Certes, elle fait parfois l'objet d'attaques violentes, menées par des bas du front qui ne pourraient jurer être plus nets qu'elle sans transpirer, mais j'ai l'impression que ça l'arrange bien. Ainsi, au nom de l'aspiration naturelle d'union et d'entente qui est chère aux frontistes, suffisamment intelligents et instruits par l'expérience pour savoir que la division est un danger mortel, elle arrive à discréditer et ridiculiser par des procédés sophistiques toutes les critiques qui peuvent être exprimées à son encontre. Un des arguments que je considère particulièrement valable, c'est son extraordinaire présence dans les médias, qui pour plus d'un, moi compris, est suspecte. Elle sait que l'argument est dangereux pour elle, car il fait naître le doute. Aussi, cherche-t-elle à balayer cela: ceux qui porteraient contre elle cette accusation seraient des extrémistes abrutis, pour ne pas dire des traîtres, car ils sous-entendraient qu'un bon FN est un FN inaudible et sans crédibilité.

Elle prétend triompher dans les médias car les idées nationales passeraient de plus en plus à l'ordre du jour, se révélant vraies à tous. Sophismes! Car Gollnisch, dont on ne peut remettre en cause le patriotisme et l'attachement aux idées nationales, est lui complètement laissé sur le banc de touche. Quand on l'invite, c'est pour le faire parler de sa candidature à la tête du FN, on ne lui laisse jamais l'occasion de rentrer dans la doctrine, de participer à des débats avec des personnalités majeurs: il est proprement laissé sur la touche. Pourquoi à idées proches dans les grandes lignes, l'une est la petite coqueluche, et l'autre le bouche-trou méprisé? Le télégénisme de Marine est-il suffisant à expliquer cela? On aimerait le croire, sincèrement, mais quand on vote FN, c'est qu'on est pas tombé de la dernière pluie, et on sait l'ignominie du système.
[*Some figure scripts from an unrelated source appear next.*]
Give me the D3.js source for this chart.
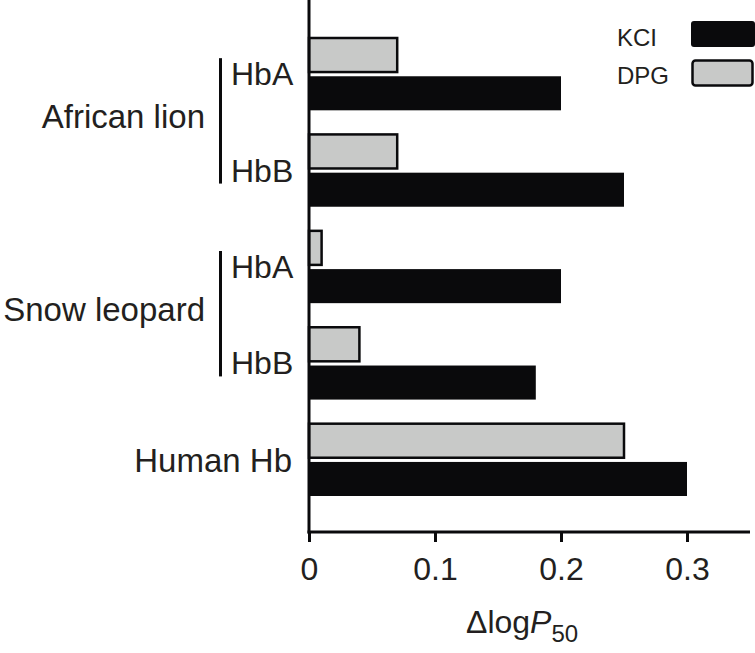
<!DOCTYPE html>
<html>
<head>
<meta charset="utf-8">
<script src="https://cdn.jsdelivr.net/npm/d3@7"></script>
<style>
  body { margin: 0; background: #fff; }
  text { font-family: "Liberation Sans", Arial, Helvetica, sans-serif; fill: #231f20; }
</style>
</head>
<body>
<div id="chart"></div>
<script>
// data
var rows = ["lionA", "lionB", "snowA", "snowB", "human"];
var rowLabels = ["HbA", "HbB", "HbA", "HbB", ""];
var species = ["African lion", "Snow leopard", "Human Hb"];
var speciesRows = [["lionA", "lionB"], ["snowA", "snowB"], ["human"]];
var series = ["DPG", "KCI"];
var dpgValues = [0.07, 0.07, 0.01, 0.04, 0.25];
var kclValues = [0.20, 0.25, 0.20, 0.18, 0.30];
var tickValues = [0, 0.1, 0.2, 0.3];
var tickLabels = ["0", "0.1", "0.2", "0.3"];
var legendItems = ["KCl", "DPG"];

var width = 755, height = 653;
var colors = { KCI: "#0a0a0c", DPG: "#c8c9c8" };

var svg = d3.select("#chart").append("svg")
  .attr("width", width)
  .attr("height", height);

var x = d3.scaleLinear().domain([0, 0.35]).range([309, 750]);

var y = d3.scaleBand().domain(rows).range([38, 496])
  .paddingInner(0.25).paddingOuter(0);

var ySub = d3.scaleBand().domain(series).range([0, y.bandwidth()])
  .paddingInner(0.11);

var data = [];
rows.forEach(function(r, i) {
  data.push({ row: r, s: "DPG", v: dpgValues[i] });
  data.push({ row: r, s: "KCI", v: kclValues[i] });
});

// bars
svg.append("g").selectAll("rect")
  .data(data)
  .enter().append("rect")
  .attr("x", x(0))
  .attr("y", function(d) { return y(d.row) + ySub(d.s); })
  .attr("width", function(d) { return x(d.v) - x(0); })
  .attr("height", ySub.bandwidth())
  .attr("fill", function(d) { return colors[d.s]; })
  .attr("stroke", function(d) { return d.s == "DPG" ? "#0a0a0c" : "none"; })
  .attr("stroke-width", 2.5);

// x axis
var xAxis = d3.axisBottom(x)
  .tickValues(tickValues)
  .tickFormat(function(d, i) { return tickLabels[i]; })
  .tickSize(10)
  .tickSizeOuter(0)
  .tickPadding(15);

var gx = svg.append("g")
  .attr("transform", "translate(0,532)")
  .call(xAxis);
gx.select(".domain").attr("stroke", "#0a0a0c").attr("stroke-width", 3)
  .attr("d", "M" + (x(0) - 1.5) + ",0H" + x.range()[1]);
gx.selectAll(".tick line").attr("stroke", "#0a0a0c").attr("stroke-width", 3);
gx.selectAll(".tick text")
  .attr("font-size", 32)
  .attr("font-family", "Liberation Sans, Arial, sans-serif")
  .attr("fill", "#231f20");

// y axis line
svg.append("line")
  .attr("x1", x(0)).attr("x2", x(0))
  .attr("y1", 0).attr("y2", 533.5)
  .attr("stroke", "#0a0a0c")
  .attr("stroke-width", 3);

// subunit labels
svg.append("g").selectAll("text")
  .data(rows.filter(function(r, i) { return rowLabels[i] != ""; }))
  .enter().append("text")
  .attr("x", 231)
  .attr("y", function(r) { return y(r) + y.bandwidth() / 2 + 11; })
  .attr("font-size", 32)
  .text(function(r) { return rowLabels[rows.indexOf(r)]; });

// species labels + brackets
species.forEach(function(sp, i) {
  var rs = speciesRows[i];
  var c0 = y(rs[0]) + y.bandwidth() / 2;
  var c1 = y(rs[rs.length - 1]) + y.bandwidth() / 2;
  var mid = (c0 + c1) / 2;
  var single = rs.length == 1;
  svg.append("text")
    .attr("x", single ? 292 : 205)
    .attr("y", single ? mid + 12 : mid + 6)
    .attr("text-anchor", "end")
    .attr("font-size", 33)
    .text(sp);
  if (!single) {
    svg.append("line")
      .attr("x1", 220.5).attr("x2", 220.5)
      .attr("y1", c0 - 16).attr("y2", c1 + 13)
      .attr("stroke", "#0a0a0c")
      .attr("stroke-width", 3);
  }
});

// legend
var legend = svg.append("g").selectAll("g")
  .data(legendItems)
  .enter().append("g")
  .attr("transform", function(d, i) { return "translate(0," + (i * 38) + ")"; });

legend.append("text")
  .attr("x", 617)
  .attr("y", 46)
  .attr("font-size", 24)
  .text(function(d) { return d == "KCl" ? "KCI" : d; });

legend.append("rect")
  .attr("x", function(d) { return d == "DPG" ? 692.5 : 691; })
  .attr("y", function(d) { return d == "DPG" ? 22.5 : 21; })
  .attr("width", function(d) { return d == "DPG" ? 60 : 64; })
  .attr("height", function(d) { return d == "DPG" ? 25 : 26; })
  .attr("rx", 3)
  .attr("fill", function(d) { return d == "DPG" ? colors.DPG : colors.KCI; })
  .attr("stroke", function(d) { return d == "DPG" ? "#0a0a0c" : "none"; })
  .attr("stroke-width", 2.5);

// axis title
var title = svg.append("text")
  .attr("x", 466)
  .attr("y", 633)
  .attr("font-size", 32);
title.append("tspan").text("\u0394log");
title.append("tspan").attr("font-style", "italic").text("P");
title.append("tspan").attr("font-size", 24).attr("dy", 9).text("50");
</script>
</body>
</html>
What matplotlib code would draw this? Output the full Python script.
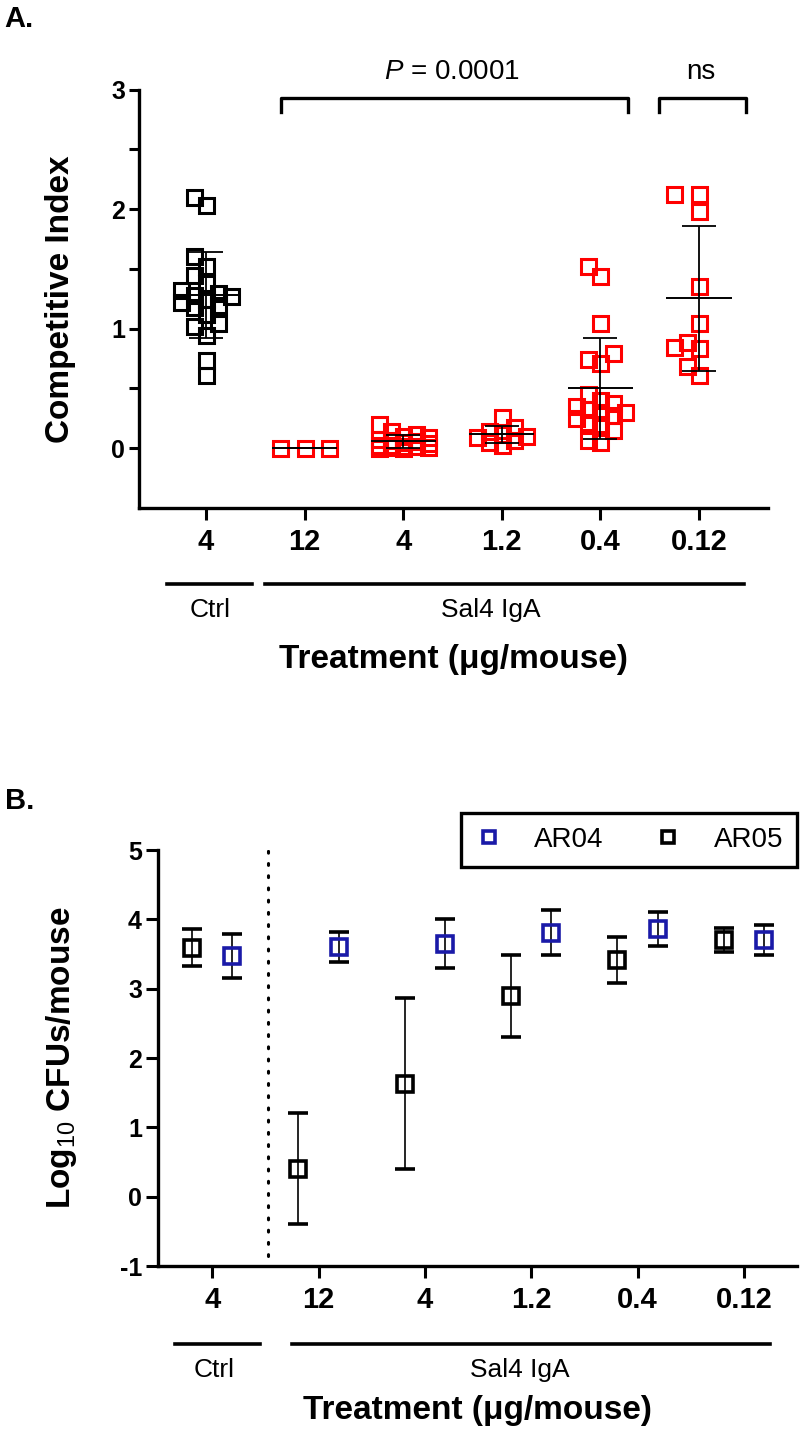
import numpy as np
import matplotlib.pyplot as plt

plt.rcParams['font.family'] = ['Liberation Sans', 'DejaVu Sans']
plt.rcParams['font.weight'] = 'bold'
plt.rcParams['axes.unicode_minus'] = False
plt.rcParams['mathtext.fontset'] = 'custom'
plt.rcParams['mathtext.rm'] = 'Liberation Sans:weight=normal'
plt.rcParams['mathtext.it'] = 'Liberation Sans:style=italic:weight=normal'
plt.rcParams['mathtext.bf'] = 'Liberation Sans:weight=bold'

# ---- data ----
dose_labels = ['4', '12', '4', '1.2', '0.4', '0.12']

# panel A: competitive index per mouse
ci_ctrl = [2.10, 2.03, 1.61, 1.52, 1.45, 1.38, 1.32, 1.30, 1.28, 1.27,
           1.25, 1.22, 1.20, 1.18, 1.12, 1.05, 1.02, 0.95, 0.74, 0.61]
ci_12 = [0.0, 0.0, 0.0]
ci_4 = [0.20, 0.14, 0.12, 0.10, 0.09, 0.08, 0.07, 0.06, 0.05, 0.04,
        0.03, 0.03, 0.02, 0.02, 0.01, 0.01, 0.0, 0.0]
ci_1p2 = [0.26, 0.18, 0.14, 0.12, 0.10, 0.09, 0.07, 0.05, 0.03]
ci_0p4 = [1.52, 1.44, 1.05, 0.80, 0.75, 0.71, 0.45, 0.40, 0.38, 0.35,
          0.33, 0.30, 0.30, 0.28, 0.25, 0.22, 0.20, 0.15, 0.07, 0.05]
ci_0p12 = [2.13, 2.13, 1.98, 1.36, 1.05, 0.89, 0.85, 0.84, 0.69, 0.61]

# panel B: log10 CFUs/mouse, mean and SD
ar04_mean = [3.47, 3.60, 3.65, 3.81, 3.86, 3.70]
ar04_sd = [0.32, 0.22, 0.35, 0.33, 0.25, 0.22]
ar05_mean = [3.59, 0.40, 1.63, 2.89, 3.41, 3.70]
ar05_sd = [0.27, 0.80, 1.23, 0.59, 0.33, 0.17]


def swarm(vals, step=0.125, nmax=2, xpx=98.6, ypx=119.5, dmin=12.5):
    # greedy scatter-dot layout: put each point at the nearest free slot
    vals = np.asarray(vals, float)
    offs = np.zeros(len(vals))
    cands = [0.0]
    for k in range(1, nmax + 1):
        cands += [-k * step, k * step]
    placed = []
    for i in np.argsort(vals):
        best, best_d = 0.0, -1
        for c in cands:
            if placed:
                d = min(np.hypot((c - px) * xpx, (vals[i] - py) * ypx)
                        for px, py in placed)
            else:
                d = 1e9
            if d >= dmin:
                best = c
                break
            if d > best_d:
                best, best_d = c, d
        offs[i] = best
        placed.append((best, vals[i]))
    return offs


fig = plt.figure(figsize=(8, 14.34), dpi=100)
W, H = 800, 1434

# ================= panel A =================
axA = fig.add_axes([139 / W, 1 - 508 / H, (768 - 139) / W, (508 - 89.5) / H])
groups = [ci_ctrl, ci_12, ci_4, ci_1p2, ci_0p4, ci_0p12]
colors = ['black', 'red', 'red', 'red', 'red', 'red']
for i, (vals, c) in enumerate(zip(groups, colors)):
    vals = np.asarray(vals)
    offs = swarm(vals, step=0.25 if i == 1 else 0.125)
    axA.plot(i + offs, vals, 's', ls='none', mfc='none', mec=c, mew=2.2,
             ms=10.8, zorder=3)
    m = vals.mean()
    sd = vals.std(ddof=1)
    axA.hlines(m, i - 0.33, i + 0.33, color='black', lw=1.4, zorder=4)
    axA.errorbar(i, m, yerr=sd, fmt='none', ecolor='black', elinewidth=1.3,
                 capsize=12, capthick=1.3, zorder=4)

axA.set_xlim(-0.68, 5.70)
axA.set_ylim(-0.5, 3)
for s in ['top', 'right']:
    axA.spines[s].set_visible(False)
for s in ['left', 'bottom']:
    axA.spines[s].set_linewidth(2.4)
axA.set_yticks([0, 1, 2, 3])
axA.set_yticks([0.5, 1.5, 2.5], minor=True)
axA.set_xticks(range(6))
axA.set_xticklabels(dose_labels)
axA.tick_params(axis='y', which='both', length=7, width=2.2, labelsize=18, pad=3)
axA.tick_params(axis='x', length=8.6, width=2.2, labelsize=21, pad=6)

# significance brackets
axA.plot([0.76, 0.76, 4.28, 4.28], [2.81, 2.93, 2.93, 2.81], color='black',
         lw=2.4, clip_on=False)
axA.plot([4.59, 4.59, 5.48, 5.48], [2.81, 2.93, 2.93, 2.81], color='black',
         lw=2.4, clip_on=False)
axA.text(2.49, 3.15, '$P$ = 0.0001', fontsize=20, fontweight='normal',
         ha='center', va='center')
axA.text(5.02, 3.15, 'ns', fontsize=20, fontweight='normal',
         ha='center', va='center')

# group bars under x axis
trA = axA.get_xaxis_transform()
axA.plot([-0.40, 0.47], [-0.182, -0.182], color='black', lw=2.6,
         transform=trA, clip_on=False)
axA.plot([0.60, 5.46], [-0.182, -0.182], color='black', lw=2.6,
         transform=trA, clip_on=False)
axA.text(0.04, -0.244, 'Ctrl', transform=trA, fontsize=19,
         fontweight='normal', ha='center', va='center')
axA.text(2.89, -0.244, 'Sal4 IgA', transform=trA, fontsize=19,
         fontweight='normal', ha='center', va='center')

fig.text(60.5 / W, 1 - 299 / H, 'Competitive Index', rotation=90,
         fontsize=24, ha='center', va='center')
fig.text(453 / W, 1 - 659 / H, 'Treatment (μg/mouse)', fontsize=24,
         ha='center', va='center')
fig.text(4 / W, 1 - 5 / H, 'A.', fontsize=21, ha='left', va='top')

# ================= panel B =================
axB = fig.add_axes([158 / W, 1 - 1266 / H, (797 - 158) / W, (1266 - 850) / H])
x = np.arange(6)
blue = '#1a1aa8'
eb05 = axB.errorbar(x - 0.19, ar05_mean, yerr=ar05_sd, fmt='s', mfc='none',
                    mec='black', mew=2.6, ms=11.5, ecolor='black',
                    elinewidth=1.2, capsize=7, capthick=1.2)
eb04 = axB.errorbar(x + 0.19, ar04_mean, yerr=ar04_sd, fmt='s', mfc='none',
                    mec=blue, mew=2.6, ms=11.5, ecolor='black',
                    elinewidth=1.2, capsize=7, capthick=1.2)
axB.plot([0.52, 0.52], [-0.85, 5.0], color='black', lw=2.2,
         ls=(0, (0.6, 3.4)), dash_capstyle='round')

axB.set_xlim(-0.51, 5.50)
axB.set_ylim(-1, 5)
for s in ['top', 'right']:
    axB.spines[s].set_visible(False)
for s in ['left', 'bottom']:
    axB.spines[s].set_linewidth(2.4)
axB.set_yticks(range(-1, 6))
axB.set_xticks(range(6))
axB.set_xticklabels(dose_labels)
axB.tick_params(axis='y', length=8.6, width=2.2, labelsize=18, pad=3)
axB.tick_params(axis='x', length=8.6, width=2.2, labelsize=21, pad=6)

leg = axB.legend([eb04[0], eb05[0]], ['AR04', 'AR05'], loc='upper right',
                 bbox_to_anchor=(1.0, 1.089), ncol=2, fancybox=False,
                 edgecolor='black', framealpha=1,
                 prop={'size': 20, 'weight': 'normal'}, handlelength=1.0,
                 handletextpad=1.15, columnspacing=1.8, borderpad=0.5,
                 borderaxespad=0, markerscale=0.8)
leg.get_frame().set_linewidth(2.4)

trB = axB.get_xaxis_transform()
axB.plot([-0.35, 0.45], [-0.1875, -0.1875], color='black', lw=2.6,
         transform=trB, clip_on=False)
axB.plot([0.75, 5.25], [-0.1875, -0.1875], color='black', lw=2.6,
         transform=trB, clip_on=False)
axB.text(0.02, -0.25, 'Ctrl', transform=trB, fontsize=19,
         fontweight='normal', ha='center', va='center')
axB.text(2.89, -0.25, 'Sal4 IgA', transform=trB, fontsize=19,
         fontweight='normal', ha='center', va='center')

fig.text(62 / W, 1 - 1058 / H, 'Log$_{10}$ CFUs/mouse', rotation=90,
         fontsize=24, ha='center', va='center')
fig.text(477 / W, 1 - 1410 / H, 'Treatment (μg/mouse)', fontsize=24,
         ha='center', va='center')
fig.text(5 / W, 1 - 787 / H, 'B.', fontsize=21, ha='left', va='top')

fig.savefig('out.png', dpi=100)
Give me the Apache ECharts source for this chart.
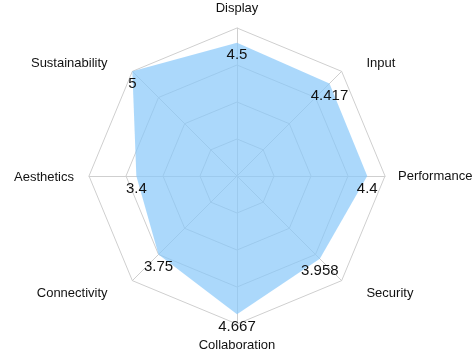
<!DOCTYPE html>
<html>
<head>
<meta charset="utf-8">
<script src="https://cdn.jsdelivr.net/npm/echarts@6/dist/echarts.min.js"></script>
<style>
  html, body { margin: 0; padding: 0; background: #fff; }
  #chart { width: 474px; height: 354px; }
</style>
</head>
<body>
<div id="chart"></div>
<script>
// Ratings per category, clockwise from the top
const categories = ["Display", "Input", "Performance", "Security", "Collaboration", "Connectivity", "Aesthetics", "Sustainability"];
const scores = [4.5, 4.417, 4.4, 3.958, 4.667, 3.75, 3.4, 5];
const maxScore = 5;

// echarts lays indicators out counter-clockwise, so keep the first and reverse the rest
const order = [0].concat(categories.map((_, i) => i).slice(1).reverse());

// nudge the axis names a bit further out on the slanted spokes
const nameStyle = {
  Input: "ur", Sustainability: "ul", Security: "lr", Connectivity: "ll",
  Performance: "r", Aesthetics: "l", Collaboration: "b", Display: "t",
};
const font = "Liberation Sans, Arial, sans-serif";
const rs = (padding) => ({ padding, color: "#111", fontSize: 13, fontFamily: font });

const chart = echarts.init(document.getElementById("chart"));
chart.setOption({
  animation: false,
  radar: {
    center: ["50%", 176],
    radius: 148,
    shape: "polygon",
    splitNumber: 4,
    indicator: order.map((i) => ({ name: categories[i], max: maxScore })),
    nameGap: 11,
    axisName: {
      color: "#111", fontSize: 13, fontFamily: font,
      formatter: (name) => `{${nameStyle[name]}|${name}}`,
      rich: {
        ur: rs([0, 0, 0, 17]), ul: rs([0, 17, 0, 0]),
        lr: rs([10, 0, 0, 17]), ll: rs([10, 17, 0, 0]),
        r: rs([0, 0, 0, 2]), l: rs([2, 4, 0, 0]),
        b: rs([4, 0, 0, 0]), t: rs([0, 0, 2, 0]),
      },
    },
    splitArea: { show: false },
    splitLine: { lineStyle: { color: "#cfcfcf", width: 1 } },
    axisLine: { lineStyle: { color: "#cfcfcf", width: 1 } },
  },
  series: [{
    type: "radar",
    symbol: "circle",
    symbolSize: 0,
    lineStyle: { width: 0 },
    areaStyle: { color: "#87c8fa", opacity: 0.7 },
    label: {
      show: true, position: "bottom", distance: 5,
      color: "#111", fontSize: 15, fontFamily: font,
    },
    data: [{ value: order.map((i) => scores[i]) }],
  }],
});
</script>
</body>
</html>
On ne peut exclure que Marine puisse avoir des buts de carrière dépassant le cadre étriqué d'un combat pour la France de toujours, et son attachement à la laïcité et aux valeurs de la république équivaut quasiment à un serment d'allégeance. Dans un sens, on ne saurait trop l'en accabler: elle a vu son père trainé dans le boue comme peu d'innocents et d'honnêtes hommes ont pu l'être, malgré les efforts peu communs qu'il a déployé pour une juste et noble cause. Elle pourrait vouloir prendre revanche pour cet échec familial, plutôt que de perpétuer un combat qu'il n'est pas irrationnel de considérer perdu d'avance. On ne peut exclure qu'elle ait entendu des arguments d'une froide et calculatrice raison, plutôt que ceux d'une foi indéniablement très noble, mais sans grandes perspectives individuelles pour elle. On ne saurait exiger d'elle qu'elle porte la croix que son père a accepté de porter.

Car le combat national -j'ajoute:- et catholique, n'est pas qu'une question d'intérêts et de raison, c'est une question aussi morale et spirituelle. On y participe car on a une idée d'un bien, d'un ordre naturel des choses. Un de ces ordres apparemment matériel, mais que l'Église a toujours reconnu venir de Dieu pour le bien des hommes; l'ordre de la société étant une extension naturelle et bénéfique de l'ordre familial. Quelque part, on ne peut pas vraiment être de droite sans souhaiter une sorte de réenchantement du monde, contre une froideur inhumaine, une organisation mécanique, une mort de l'âme, de l'esprit et du coeur. Le patriote, même agnostique, découvrant la doctrine sociale de l'Église, s'écrit: "Mais voilà l'aboutissement de ce que j'ai toujours souhaité au fond de moi pour l'homme!" Il est simplement ému de trouver des mots d'humanité, d'une générosité bien pesée, d'un ordre juste, reposant sur une sagesse immense et une connaissance de la nature humaine inégalée, et portant un espoir pour l'homme qui dépasse les mots de la plus parfaite perfection. On ne peut y rester indifférent.